A Blog About Living with Mental Illness
I don’t want to have this operation on Friday.
Did I already mention that like 100 times? Sorry, I know I’m annoying but I so absolutely completely and totally do NOT want this. Like I’m quite cool with dying, no worries – me and death, we are square. It’s life that I struggle with, it’s life that I’ve been trying to avoid since I was about 8 years old.
They (the doctors) KNOW I don’t want this, they just don’t seem to get that it’s not because nobody wants an operation but that I’d genuinely rather die, in fact I’d be lying if I said I hadn’t contemplated suicide more in the last week than I have in the last 5 years.
Who the fuck has a life saving operation when they want to die? Talk about hypocrisy. It makes me so angry! 
The husband insists on staying in the city the night before to avoid random car trouble so I can’t rig any screws in the tyres there. The fuckers have gone and put me 1st in the theatre list at an ungodly hour of the morning so I can’t run away from there either. They also do a blood test as I go in so I can’t even pop a ridiculous amount of something just prior to make me die on the table.
Reasons for not wanting this include but are not limited to the list below:
1. Childhood trauma. I have ‘stuff’ relating to surgical procedures, masks and face coverings, being drugged against my will and a terrible fear of abdomen and below regions being touched in general let alone sliced and diced. All of theses things are involved in this procedure.

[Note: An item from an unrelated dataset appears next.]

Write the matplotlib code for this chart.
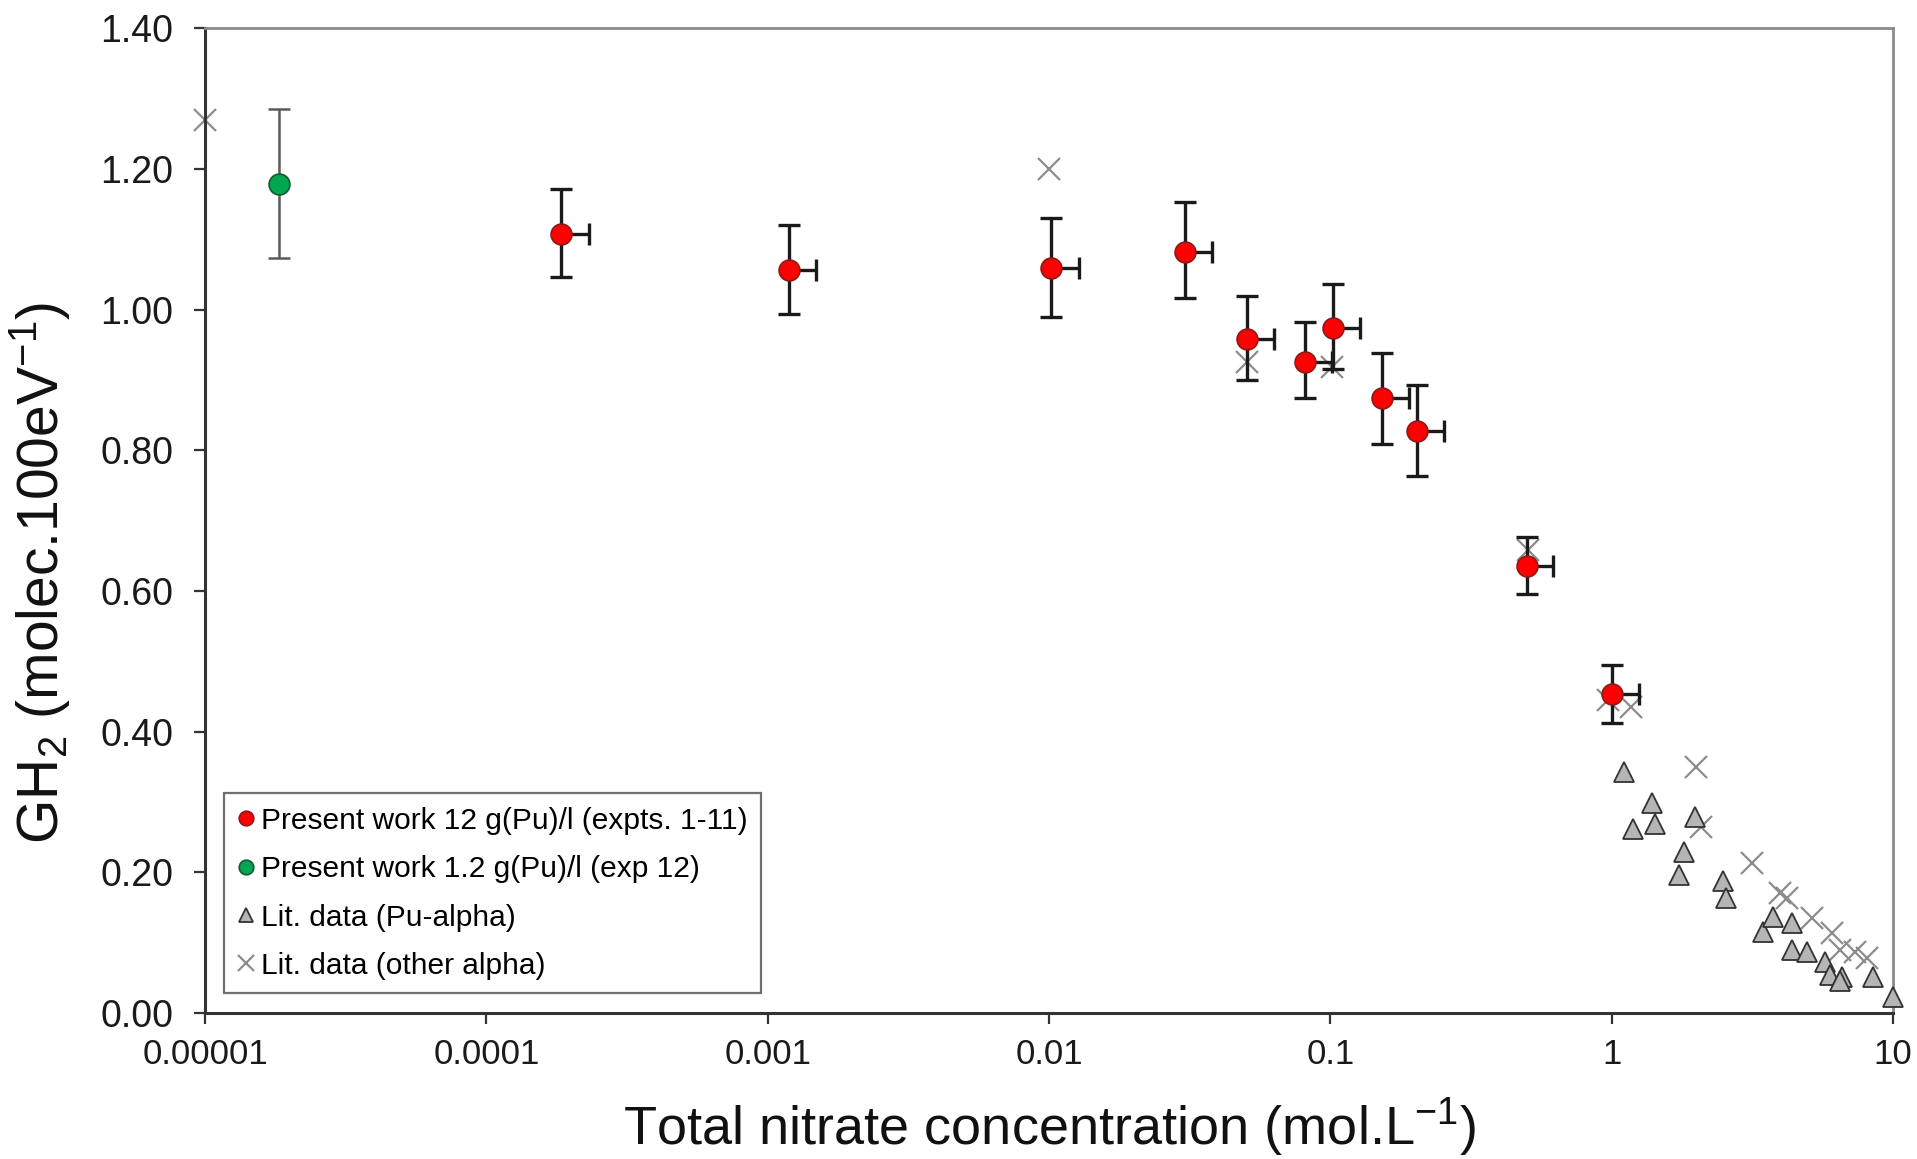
"""GH2 yield vs total nitrate concentration (Pu alpha radiolysis)."""

import matplotlib

matplotlib.use("Agg")
import matplotlib.pyplot as plt  # noqa: E402
from matplotlib.ticker import FixedLocator, FixedFormatter, NullLocator  # noqa: E402

plt.rcParams["font.family"] = ["Liberation Sans", "DejaVu Sans"]
plt.rcParams["mathtext.fontset"] = "custom"
plt.rcParams["mathtext.rm"] = "Liberation Sans"
plt.rcParams["mathtext.it"] = "Liberation Sans:italic"

# present work, 12 g(Pu)/l (expts. 1-11)
red_x = [1.84e-4, 1.19e-3, 0.0102, 0.0303, 0.0506, 0.081, 0.102, 0.152, 0.203, 0.499, 1.0]
red_y = [1.108, 1.056, 1.060, 1.082, 0.959, 0.926, 0.974, 0.874, 0.827, 0.636, 0.453]
red_top = [1.172, 1.120, 1.131, 1.153, 1.020, 0.983, 1.037, 0.938, 0.893, 0.677, 0.495]
red_bot = [1.046, 0.994, 0.990, 1.016, 0.900, 0.874, 0.915, 0.809, 0.763, 0.596, 0.413]
red_xhi = [2.31e-4, 1.48e-3, 0.0128, 0.0378, 0.063, 0.101, 0.127, 0.190, 0.253, 0.62, 1.25]

# present work, 1.2 g(Pu)/l (exp 12)
green_x = [1.83e-5]
green_y = [1.179]
green_top = [1.286]
green_bot = [1.073]

# literature, Pu-alpha
pu_x = [1.107, 1.39, 1.19, 1.42, 1.98, 1.80, 1.74, 2.49, 2.54, 3.46,
        3.75, 4.38, 4.38, 4.96, 5.74, 5.98, 6.59, 6.49, 8.51, 10.0]
pu_y = [0.342, 0.298, 0.262, 0.269, 0.279, 0.229, 0.196, 0.188, 0.163, 0.115,
        0.136, 0.128, 0.090, 0.087, 0.073, 0.054, 0.051, 0.046, 0.051, 0.023]

# literature, other alpha
oth_x = [1e-5, 0.01, 0.0506, 0.101, 0.505, 0.97, 1.17, 2.0, 2.08, 3.16,
         3.97, 4.21, 5.16, 6.08, 6.49, 7.34, 8.10]
oth_y = [1.270, 1.200, 0.925, 0.918, 0.658, 0.445, 0.435, 0.350, 0.264, 0.213,
         0.171, 0.163, 0.135, 0.114, 0.090, 0.087, 0.078]

x_ticks = [1e-5, 1e-4, 1e-3, 1e-2, 1e-1, 1, 10]
x_ticklabels = ["0.00001", "0.0001", "0.001", "0.01", "0.1", "1", "10"]
y_ticks = [0.0, 0.2, 0.4, 0.6, 0.8, 1.0, 1.2, 1.4]

fig = plt.figure(figsize=(19.17, 11.59), dpi=100)
ax = fig.add_axes([0.107, 0.126, 0.8805, 0.8495])

# literature data underneath
oth_pts, = ax.plot(oth_x, oth_y, ls="none", marker="x", ms=16, mew=1.6, color="#8c8c8c",
                   label="Lit. data (other alpha)", zorder=2, clip_on=False)
pu_pts, = ax.plot(pu_x, pu_y, ls="none", marker="^", ms=14, mfc="#b5b5b5", mec="#333333",
                  mew=1.3, label="Lit. data (Pu-alpha)", zorder=3, clip_on=False)

# error bars: vertical both ways, horizontal only to the right
yerr_lo = [y - b for y, b in zip(red_y, red_bot)]
yerr_hi = [t - y for y, t in zip(red_y, red_top)]
xerr_hi = [h - x for x, h in zip(red_x, red_xhi)]
ax.errorbar(red_x, red_y, yerr=[yerr_lo, yerr_hi], xerr=[[0] * len(red_x), xerr_hi],
            fmt="none", ecolor="#1a1a1a", elinewidth=2.4, capsize=8, capthick=2.4, zorder=4)
ax.errorbar(green_x, green_y,
            yerr=[[y - b for y, b in zip(green_y, green_bot)],
                  [t - y for y, t in zip(green_y, green_top)]],
            fmt="none", ecolor="#5a5a5a", elinewidth=1.8, capsize=8, capthick=1.8, zorder=4)

red_pts, = ax.plot(red_x, red_y, ls="none", marker="o", ms=15, mfc="#ff0000",
                   mec="#8b1a1a", mew=1.2, label="Present work 12 g(Pu)/l (expts. 1-11)", zorder=5)
green_pts, = ax.plot(green_x, green_y, ls="none", marker="o", ms=15, mfc="#00a650",
                     mec="#145a32", mew=1.2, label="Present work 1.2 g(Pu)/l (exp 12)", zorder=5)

ax.set_xscale("log")
ax.set_xlim(1e-5, 10)
ax.set_ylim(0, 1.4)
ax.xaxis.set_major_locator(FixedLocator(x_ticks))
ax.xaxis.set_major_formatter(FixedFormatter(x_ticklabels))
ax.xaxis.set_minor_locator(NullLocator())
ax.set_yticks(y_ticks)
ax.set_yticklabels([f"{v:.2f}" for v in y_ticks])
ax.tick_params(axis="both", direction="out", length=8, width=1.6, color="#333333",
               labelsize=25, pad=10, labelcolor="#1a1a1a")
ax.tick_params(axis="y", labelsize=27, pad=15)

for side in ("left", "bottom"):
    ax.spines[side].set_color("#333333")
    ax.spines[side].set_linewidth(2.2)
for side in ("top", "right"):
    ax.spines[side].set_color("#8a8a8a")
    ax.spines[side].set_linewidth(2.0)

ax.set_xlabel("Total nitrate concentration (mol.L$^{\\mathregular{-1}}$)", fontsize=39,
              labelpad=18, color="#111111")
ax.set_ylabel("GH$_{\\mathregular{2}}$ (molec.100eV$^{\\mathregular{-1}}$)", fontsize=41,
              color="#111111")
ax.yaxis.set_label_coords(-0.079, 0.447)

leg = ax.legend([red_pts, green_pts, pu_pts, oth_pts],
                [h.get_label() for h in (red_pts, green_pts, pu_pts, oth_pts)],
                loc="lower left", bbox_to_anchor=(0.011, 0.02), borderaxespad=0,
                fontsize=21.5, markerscale=0.7, handlelength=0.6, handletextpad=0.2,
                labelspacing=0.68, borderpad=0.45, fancybox=False, framealpha=1,
                edgecolor="#707070")
leg.get_frame().set_linewidth(1.6)

fig.savefig("out.png", dpi=100)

2. It’s going to make me fat. Yep shallow as fuck and yet true. This tumour has made me lose a little weight and in turn the old eating disorder has been triggered and is intrusively impacting my thoughts a whole lot more right now, removal of the tumour includes a full hysterectomy including one possibly both ovaries depending on if it’s malignant or not. That means menopause and or hormone replacement drugs and from what I’ve been told I can expect to age 20yrs pretty quickly and gain a shot load of weight around my belly. Fuck that.
3. Mood swings. I’m already fucking crazy, how much worse will menopause make it? The husband is pissed off and won’t say WHY, probably because we are sick at the moment but I would rather he just fucking said what he wants to say because the shit I start imagining is probably worse than his real issue.

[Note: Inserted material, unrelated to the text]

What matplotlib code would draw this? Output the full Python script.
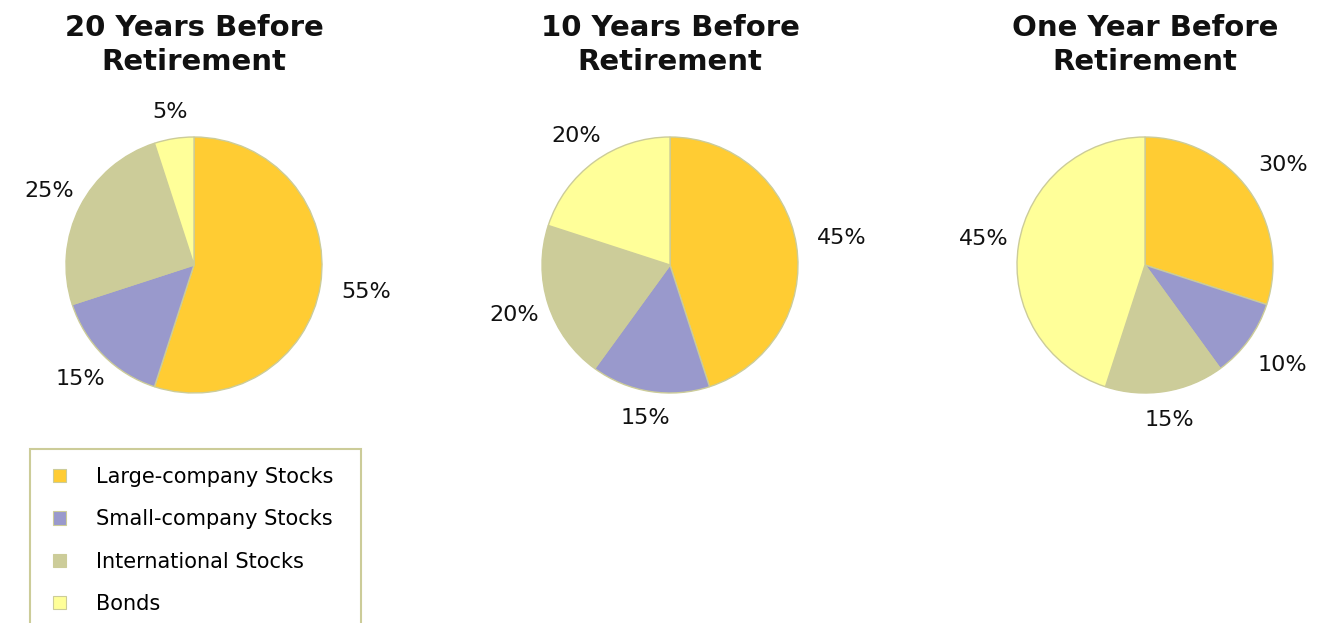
import numpy as np
import matplotlib
matplotlib.use("Agg")
import matplotlib.pyplot as plt
from matplotlib.patches import Patch, Rectangle

categories = ["Large-company Stocks", "Small-company Stocks", "International Stocks", "Bonds"]
titles = ["20 Years Before\nRetirement", "10 Years Before\nRetirement", "One Year Before\nRetirement"]
values_20 = [55, 15, 25, 5]
values_10 = [45, 15, 20, 20]
values_1 = [30, 10, 15, 45]
series = [values_20, values_10, values_1]
colors = ["#FFCC33", "#9999CC", "#CCCC99", "#FFFF99"]
edge = "#CCCC99"

W, H = 1329, 623
fig = plt.figure(figsize=(W / 100, H / 100), dpi=100)
fig.patch.set_facecolor("white")

centers = [(194, 265), (670, 265), (1145, 265)]
R = 128

for (cx, cy), vals, title in zip(centers, series, titles):
    ax = fig.add_axes([(cx - R) / W, 1 - (cy + R) / H, 2 * R / W, 2 * R / H])
    wedges, texts = ax.pie(vals, colors=colors, startangle=90, counterclock=False,
                           labels=[f"{v}%" for v in vals], labeldistance=1.25,
                           wedgeprops=dict(edgecolor=edge, linewidth=1.0),
                           textprops=dict(fontsize=16, color="#111111"))
    for w, t in zip(wedges, texts):
        ang = np.deg2rad((w.theta1 + w.theta2) / 2)
        c = np.cos(ang)
        d = 1.2 + (0.16 if c > 0 else 0.08) * abs(c)
        t.set_position((d * np.cos(ang), d * np.sin(ang)))
        t.set_ha("center")
        t.set_va("center")
    ax.set_xlim(-1, 1)
    ax.set_ylim(-1, 1)
    ax.set_aspect("equal")
    ax.axis("off")
    fig.text(cx / W, 1 - 45 / H, title, ha="center", va="center", fontsize=21,
             fontweight="bold", linespacing=1.31, color="#111111")

# legend frame
fig.patches.append(Rectangle((30 / W, 1 - 660 / H), 331 / W, 211 / H,
                             transform=fig.transFigure, facecolor="none",
                             edgecolor=edge, linewidth=1.5, clip_on=False))
handles = [Patch(facecolor=c, edgecolor=edge, linewidth=0.8) for c in colors]
fig.legend(handles, categories, loc="upper left", bbox_to_anchor=(53 / W, 1 - 467 / H),
           frameon=False, fontsize=15, labelspacing=1.07, handlelength=0.6,
           handleheight=0.6, handletextpad=1.45, borderpad=0, borderaxespad=0)

fig.savefig("out.png", dpi=100, facecolor="white")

4. Did I mention I don’t want to be alive?
5. Pain. I don’t like pain.
6. If it is cancer they will want me to have chemo and I don’t want that either!
7. There is supposed to be a check up after the procedure, something nobody mentioned – probably on purpose – and they are going to get the shits with me when I refuse to have it.

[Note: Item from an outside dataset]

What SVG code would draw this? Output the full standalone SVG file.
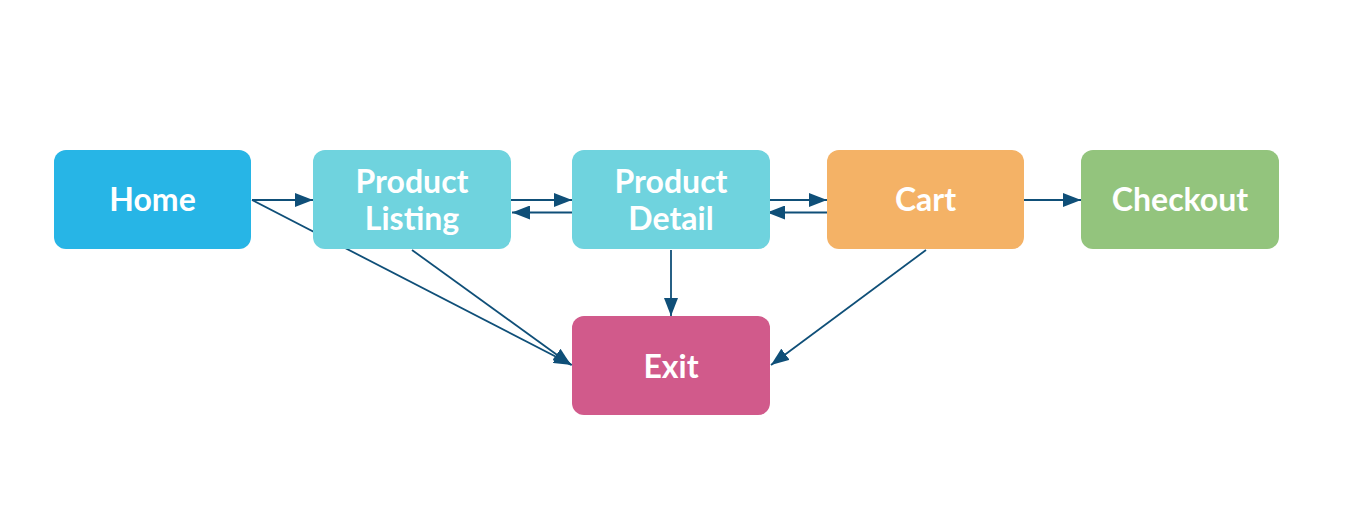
<svg xmlns="http://www.w3.org/2000/svg" width="1358" height="512" viewBox="0 0 1358 512">
<style>
.n rect{rx:12px;ry:12px}
.t{font-family:Lato,"Liberation Sans",sans-serif;font-weight:bold;font-size:32px;fill:#ffffff;text-anchor:middle}
.c line{stroke:#0f4f78;stroke-width:1.8;fill:none;marker-end:url(#ah)}
</style>
<defs>
<marker id="ah" viewBox="0 0 18 14" refX="18" refY="7" markerWidth="18" markerHeight="14" markerUnits="userSpaceOnUse" orient="auto">
<path d="M0,0 L18,7 L0,14 Z" fill="#0f4f78"/>
</marker>
</defs>
<rect width="1358" height="512" fill="#ffffff"/>
<g id="connectors" class="c">
<line x1="252" y1="200" x2="572" y2="365"/>
<line x1="412" y1="250" x2="571" y2="365"/>
<line x1="252" y1="200" x2="313" y2="200"/>
<line x1="511" y1="200" x2="572" y2="200"/>
<line x1="572" y1="212.5" x2="512" y2="212.5"/>
<line x1="770" y1="200" x2="827" y2="200"/>
<line x1="827" y1="212.5" x2="767" y2="212.5"/>
<line x1="1020" y1="200" x2="1081" y2="200"/>
<line x1="671" y1="250" x2="671" y2="316"/>
<line x1="926" y1="250" x2="771" y2="365"/>
</g>
<g id="home" class="n"><rect x="54" y="150" width="197" height="99" fill="#27b5e6"/><text class="t" x="152.5" y="211">Home</text></g>
<g id="product-listing" class="n"><rect x="313" y="150" width="198" height="99" fill="#6fd3de"/><text class="t" x="412" y="193">Product</text><text class="t" x="412" y="230">Listing</text></g>
<g id="product-detail" class="n"><rect x="572" y="150" width="198" height="99" fill="#6fd3de"/><text class="t" x="671" y="193">Product</text><text class="t" x="671" y="230">Detail</text></g>
<g id="cart" class="n"><rect x="827" y="150" width="197" height="99" fill="#f4b266"/><text class="t" x="925.5" y="211">Cart</text></g>
<g id="checkout" class="n"><rect x="1081" y="150" width="198" height="99" fill="#93c47d"/><text class="t" x="1180" y="211">Checkout</text></g>
<g id="exit" class="n"><rect x="572" y="316" width="198" height="99" fill="#d15a8b"/><text class="t" x="671" y="378">Exit</text></g>
</svg>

8. This is so fucked. If God has blessed me with answering my fucking prayers then nobody should be interfering!!!
9. Breaking an important promise to a part of myself.
10. If I stay alive then I have to face all the things that terrify me about living.
Ugh. I’m sad and angry and exhausted and emotionally depleted.
My hope if I was in that situation would be that they’d accidentally hit an artery or do something else wrong and I’d die on the table.